The Google settlement is, as a practical matter, only really about pre-2009 out of print (commercially unavailable) books. If you have a new book, the best way to get involved with Google Book Search is by becoming part of its publishing partners program. You negotiate a contract with Google. Google markets and helps you sell your book. Every major US publisher has already done this (*while they were suing Google*). Lots of scholarly presses have too (UT Press has an agreement, for example; maybe Yale does too but I don’t know). Those publishers with agreements with Google can have their negotiated terms *instead of* the settlement terms for all their books. Any publisher or author with a book currently in print and without an agreement with Google will find that those in print books are automatically opted out of display uses. Nada: no one sees anything if the book is identified as relevant to a search unless you specifically direct Google to change your in print work to a “display book.” It is assumed that if your book is in print, you want to define the terms upon which it is offered to the public. It’s your baby. It’s all up to you.

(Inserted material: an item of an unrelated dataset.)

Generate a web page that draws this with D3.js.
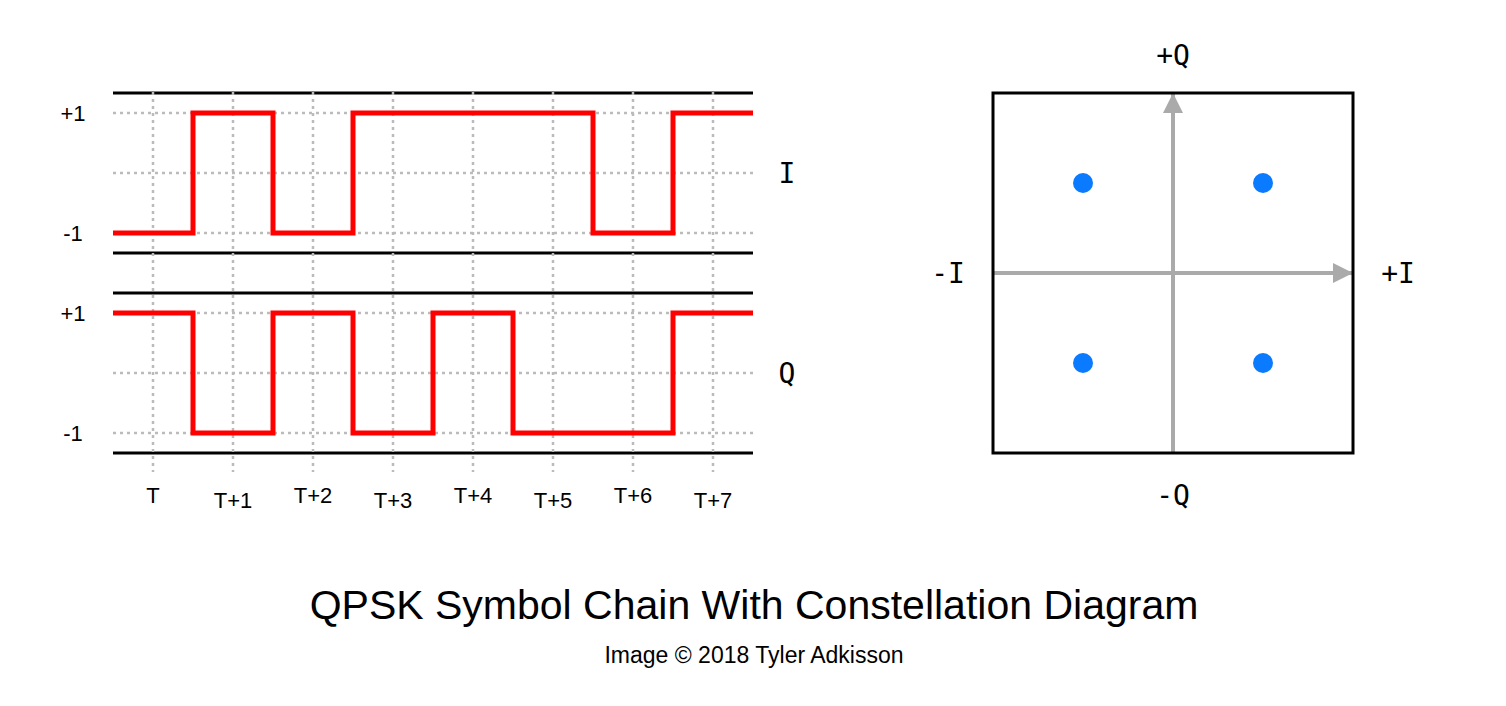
<!DOCTYPE html>
<html><head><meta charset="utf-8">
<script src="https://cdn.jsdelivr.net/npm/d3@7"></script>
<style>body{margin:0;background:#fff}</style>
</head><body>
<svg id="chart" width="1506" height="706"></svg>
<script>
var symbols = ['T', 'T+1', 'T+2', 'T+3', 'T+4', 'T+5', 'T+6', 'T+7'];
var iValues = [-1, 1, -1, 1, 1, 1, -1, 1];
var qValues = [1, -1, 1, -1, 1, -1, -1, 1];
var levelTicks = [1, 0, -1];
var constellation = [[-1, 1], [1, 1], [-1, -1], [1, -1]];

var svg = d3.select('#chart');
var mono = "'DejaVu Sans Mono', 'Liberation Mono', monospace";
var sans = "'Liberation Sans', Arial, sans-serif";

var x = d3.scaleBand().domain(symbols).range([113, 753]);

var drawPanel = (name, values, top) => {
  var y = d3.scaleLinear().domain([-1, 1]).range([top + 140, top + 20]);
  var g = svg.append('g');
  levelTicks.forEach(v => {
    g.append('line').attr('x1', 113).attr('x2', 753)
      .attr('y1', y(v)).attr('y2', y(v))
      .attr('stroke', '#bbb').attr('stroke-width', 2.5).attr('stroke-dasharray', '3,4');
  });
  [top, top + 160].forEach(yy => {
    g.append('line').attr('x1', 113).attr('x2', 753).attr('y1', yy).attr('y2', yy)
      .attr('stroke', '#000').attr('stroke-width', 3);
  });
  [1, -1].forEach(v => {
    g.append('text').attr('x', 73).attr('y', y(v)).attr('dy', '0.35em')
      .attr('text-anchor', 'middle').attr('font-family', sans).attr('font-size', 22)
      .text(v > 0 ? '+1' : '-1');
  });
  g.append('text').attr('x', 787).attr('y', y(0)).attr('dy', '0.35em')
    .attr('text-anchor', 'middle').attr('font-family', mono).attr('font-size', 28).text(name);
  return y;
};

var yI = drawPanel('I', iValues, 93);
var yQ = drawPanel('Q', qValues, 293);

// vertical grid
symbols.forEach(s => {
  var cx = x(s) + x.bandwidth() / 2;
  svg.append('line').attr('x1', cx).attr('x2', cx).attr('y1', 92).attr('y2', 472)
    .attr('stroke', '#bbb').attr('stroke-width', 2.5).attr('stroke-dasharray', '3,4');
});
svg.selectAll('.sym').data(symbols).enter().append('text')
  .attr('x', d => x(d) + x.bandwidth() / 2)
  .attr('y', (d, i) => i % 2 ? 500 : 495)
  .attr('dy', '0.35em').attr('text-anchor', 'middle')
  .attr('font-family', sans).attr('font-size', 22).text(d => d);

var drawSignal = (values, y) => {
  var pts = [];
  values.forEach((v, i) => {
    pts.push([x(symbols[i]), y(v)]);
    pts.push([x(symbols[i]) + x.bandwidth(), y(v)]);
  });
  svg.append('path').attr('d', d3.line()(pts)).attr('fill', 'none')
    .attr('stroke', '#ff0000').attr('stroke-width', 5).attr('stroke-linejoin', 'miter');
};
drawSignal(iValues, yI);
drawSignal(qValues, yQ);

// constellation
var cxs = d3.scaleLinear().domain([-2, 2]).range([993, 1353]);
var cys = d3.scaleLinear().domain([-2, 2]).range([453, 93]);
svg.append('defs').append('marker').attr('id', 'arr').attr('viewBox', '0 0 10 10')
  .attr('refX', 10).attr('refY', 5).attr('markerWidth', 5).attr('markerHeight', 5)
  .attr('markerUnits', 'strokeWidth').attr('orient', 'auto')
  .append('path').attr('d', 'M0,0L10,5L0,10z').attr('fill', '#aaa');
svg.append('line').attr('x1', cxs(-2)).attr('x2', cxs(2)).attr('y1', cys(0)).attr('y2', cys(0))
  .attr('stroke', '#aaa').attr('stroke-width', 4).attr('marker-end', 'url(#arr)');
svg.append('line').attr('x1', cxs(0)).attr('x2', cxs(0)).attr('y1', cys(-2)).attr('y2', cys(2))
  .attr('stroke', '#aaa').attr('stroke-width', 4).attr('marker-end', 'url(#arr)');
svg.append('rect').attr('x', cxs(-2)).attr('y', cys(2)).attr('width', cxs(2) - cxs(-2))
  .attr('height', cys(-2) - cys(2)).attr('fill', 'none').attr('stroke', '#000').attr('stroke-width', 3);
svg.selectAll('.pt').data(constellation).enter().append('circle')
  .attr('cx', d => cxs(d[0])).attr('cy', d => cys(d[1])).attr('r', 10).attr('fill', '#0a7bff');
[['+Q', cxs(0), 55], ['-Q', cxs(0), 495], ['-I', 948, cys(0)], ['+I', 1398, cys(0)]].forEach(l => {
  svg.append('text').attr('x', l[1]).attr('y', l[2]).attr('dy', '0.35em')
    .attr('text-anchor', 'middle').attr('font-family', mono).attr('font-size', 28).text(l[0]);
});

svg.append('text').attr('x', 754).attr('y', 605).attr('dy', '0.35em').attr('text-anchor', 'middle')
  .attr('font-family', sans).attr('font-size', 41).text('QPSK Symbol Chain With Constellation Diagram');
svg.append('text').attr('x', 754).attr('y', 655).attr('dy', '0.35em').attr('text-anchor', 'middle')
  .attr('font-family', sans).attr('font-size', 23).text('Image © 2018 Tyler Adkisson');
</script>
</body></html>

So, what is keeping at least the scholarly publishers from doing what Yale did? Maybe a bit scared. Actually, as Michael knows, lots of them are doing what Yale did, sort of. They have OA projects. They are experimenting, just like Yale is. Those who are not experimenting in some form or fashion are probably making plans to. But it will just take some time to get up the courage, based on good results of experiments, to finally figure out more broadly workable new business models for scholarship that do not prevent people from accessing the work as a means for paying for production and distribution. OA just makes too much sense to not be among the options that get a lot of attention. If you can cover your costs from some sales, while everyone else who won’t or can’t buy reads for free, and those who pay are happy to pay for the added whatever it is that you add that they pay for, what’s not to like? OA will work because OA already works.
So, one more brick *out of* the wall! I would say we should get set to see considerable progress in scholarly publishing this coming year, progress towards OA and CC licensing as viable alternatives to, but not replacements for, settlement pricing (that is, Google’s algorithmic pricing), rightsholder pricing (traditional sell only copies), collective institutional support for publishing and distribution, author pays/institution pays one-item-at-a-time, and some things no one’s thought of yet.